The second strand of Neolithisation in Argyll is argued to derive from a different northward movement, again of small numbers of immigrant farmers, this time from the Nord-Pas de Calais; this has been named the ‘Carinated Bowl [or ‘CB’] Neolithic’ (Sheridan 2007). Its appearance in Argyll – extending as far north as Islay and the Cowal peninsula, as excavations at Newton and Port Charlotte on Islay, and at Auchategan, Glendaruel make clear (McCullagh 1989; Harrington and Pierpoint 1980; Marshall 1978, and see Sheridan 2012 on the ‘CB Neolithic’ presence in Kilmartin Glen; Figure 26) – is likely to relate to a rapid south-westerly spread of settlers from eastern Scotland, moving along major river valleys and the Great Glen, rather than to direct movement from northern France. More is known about these people than the first Neolithic arrivals. In addition to their distinctive pottery style (Carinated Bowl pottery – one of several variants of Chasseo-Michelsberg pottery that developed around the end of the fifth millennium in northern France and Belgium), we know that:

  • In some parts of Scotland the first arrivals built large rectangular communal timber houses (halls), staying there until people felt sufficiently well established to ‘bud off’ into individual households;
  • They initially used non-megalithic communal funerary monuments, usually involving rectangular timber mortuary structures that were usually burnt down and covered by long or round mounds; importantly, however, we know that they also buried their dead in the cave at Raschoille near Oban (Connock 1986 ; Bonsall et al. 2012), and elsewhere in Scotland (and Ireland) they also cremated people on open pyres, covering them with round mounds (as at Boghead, Aberdeenshire: Sheridan 2010);
  • They brought with them their sacred and ancient axeheads made of jadeitite and other Alpine rocks, as precious and talismanic heirlooms (rather than as workaday axeheads);
  • They introduced to Scotland the practice of using ground stone axeheads – necessary for clearing the forest and working timber for their houses, tools and monuments – and they sought out good sources of stone for making them;
  • They also introduced new styles of small lithic artefact (eg leaf-shaped arrowheads) and a new style of knapping flint (Warren 2005), and they also sought good-quality flint and other types of stone; furthermore, they introduced technology relating to the processing of cereals (i.e. saddle querns and rubbers);
  • They rapidly established networks of contact over which they exchanged objects (such as pitchstone artefacts and stone axeheads), ideas and probably people;
  • They grew cereals (wheat and barley) and flax in small plots on good agricultural land that they had sought out, and kept domesticated cattle, sheep/goats and pigs. They also hunted wild animals (as is clear from the yew bow found at Rotten Bottom, Dumfries and Galloway: Sheridan 2007) but they did not consume marine foods (Schulting and Richards 2002). The site at Auchategan (Marshall 1978) suggests that they practised transhumance, this being a probable summer camp.

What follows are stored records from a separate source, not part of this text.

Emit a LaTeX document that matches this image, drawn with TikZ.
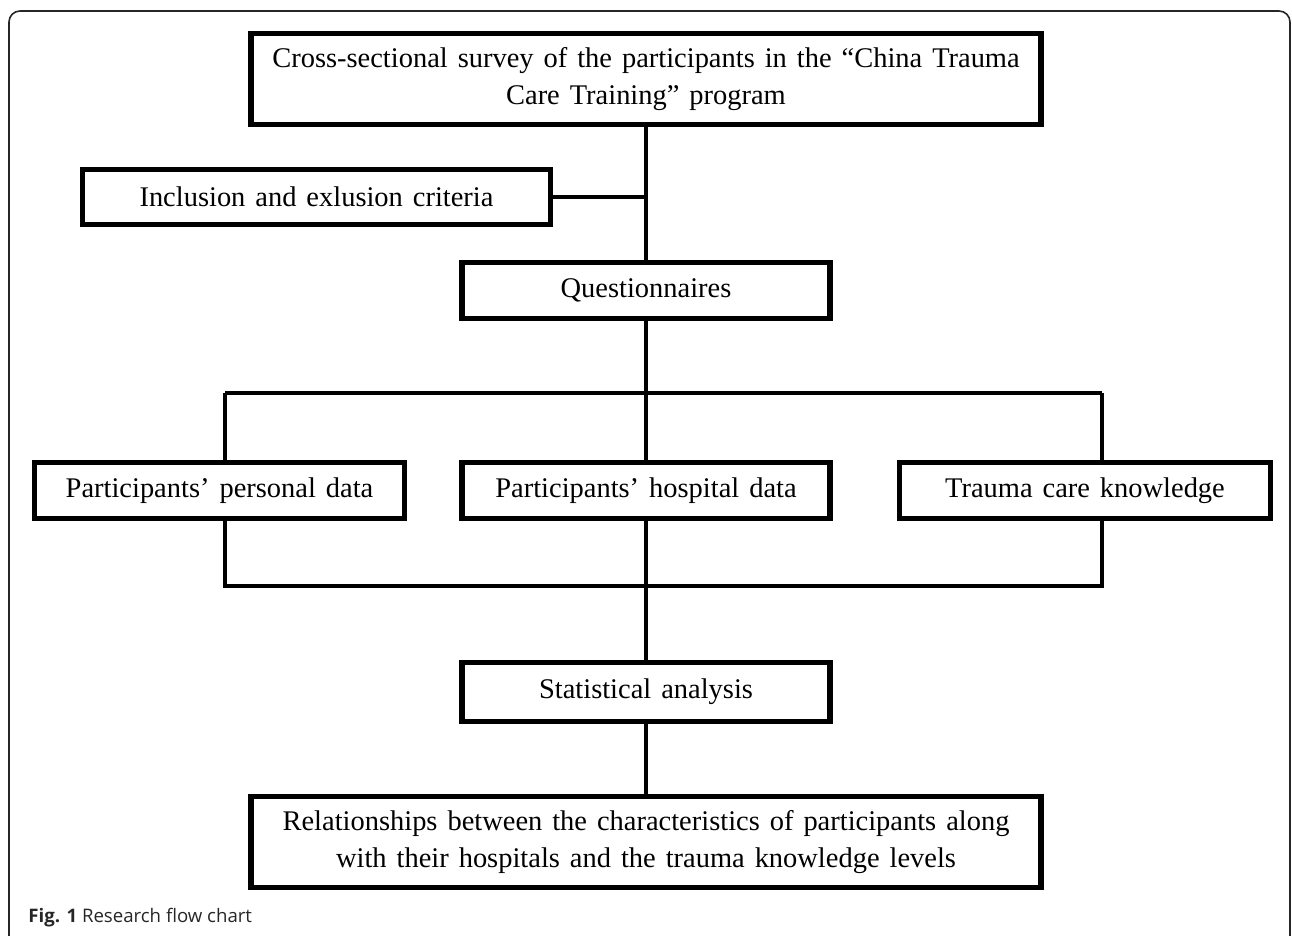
\documentclass[tikz,border=0pt]{standalone}
\usepackage{fontspec}
\setmainfont{Liberation Serif}[WordSpace=1.4]
\newfontfamily\capfont{Open Sans}

\begin{document}
\begin{tikzpicture}[x = 0.02cm, y = -0.02cm,
		block/.style = {draw, line width = 3pt, align = center, inner sep = 0pt, font = \fontsize{16.2}{21.5}\selectfont},
		link/.style = {line width = 2.6pt}]
	\useasboundingbox (0, 0) rectangle (1292, 936);
	\clip (0, 0) rectangle (1292, 936);
	% Frame
	\draw[line width = 0.9pt, color = black!85, rounded corners = 0.22cm] (9, 11) rectangle (1290, 990);
	
	% Nodes
	\node[block, minimum width = 15.8cm, minimum height = 1.82cm] (survey) at (646, 79) {Cross-sectional survey of the participants in the ``China Trauma\\Care Training'' program};
	\node[block, minimum width = 9.36cm, minimum height = 1.1cm] (criteria) at (316.5, 197) {Inclusion and exlusion criteria};
	\node[block, minimum width = 7.36cm, minimum height = 1.12cm] (quest) at (646, 290.5) {Questionnaires};
	\node[block, minimum width = 7.4cm, minimum height = 1.12cm] (personal) at (219.5, 490.5) {Participants' personal data};
	\node[block, minimum width = 7.36cm, minimum height = 1.12cm] (hospital) at (646, 490.5) {Participants' hospital data};
	\node[block, minimum width = 7.42cm, minimum height = 1.12cm] (knowledge) at (1085, 490.5) {Trauma care knowledge};
	\node[block, minimum width = 7.36cm, minimum height = 1.18cm] (stats) at (646, 692) {Statistical analysis};
	\node[block, minimum width = 15.8cm, minimum height = 1.82cm] (relation) at (646, 842) {Relationships between the characteristics of participants along\\with their hospitals and the trauma knowledge levels};
	
	% Bus points
	\coordinate (splitL) at (225, 393);
	\coordinate (splitR) at (1102, 393);
	\coordinate (joinL) at (225, 586);
	\coordinate (joinR) at (1102, 586);
	
	% Edges
	\draw[link] (survey) -- (quest);
	\draw[link] (criteria.east) -- (criteria.east -| survey.south);
	\draw[link] (quest) -- (hospital);
	\draw[link] (splitL) -- (splitR);
	\draw[link] (splitL) -- (splitL |- personal.north);
	\draw[link] (splitR) -- (splitR |- knowledge.north);
	\draw[link] (joinL |- personal.south) -- (joinL) -- (joinR) -- (joinR |- knowledge.south);
	\draw[link] (hospital) -- (stats);
	\draw[link] (stats) -- (relation);
	
	% Caption
	\node[anchor = base west, inner sep = 0pt, font = \capfont\fontsize{10.6}{13}\selectfont, color = black!85] (caption) at (28, 922) {\textbf{Fig. 1} Research flow chart};
\end{tikzpicture}
\end{document}
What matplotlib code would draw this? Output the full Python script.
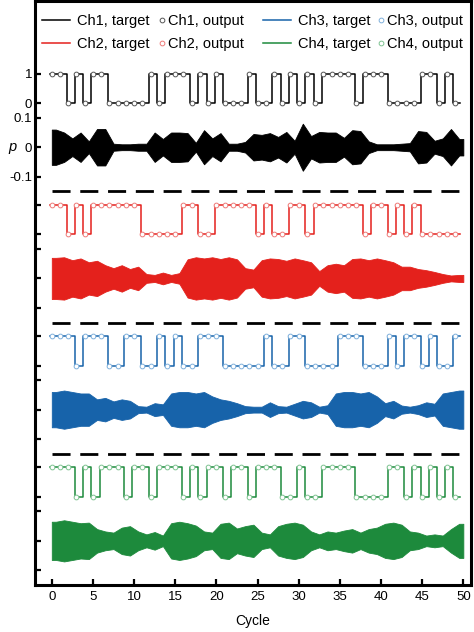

The date of the arrival of the CB Neolithic in Argyll is likely to fall within the first two centuries of the sixth millennium cal BP (see Sheridan 2012b for a critique of Whittle et al.’s (2011) Bayesian-modelled dates for its appearance in different parts of Scotland). It may therefore have been roughly contemporary with the Breton strand of Neolithisation, or may have post-dated it by several generations.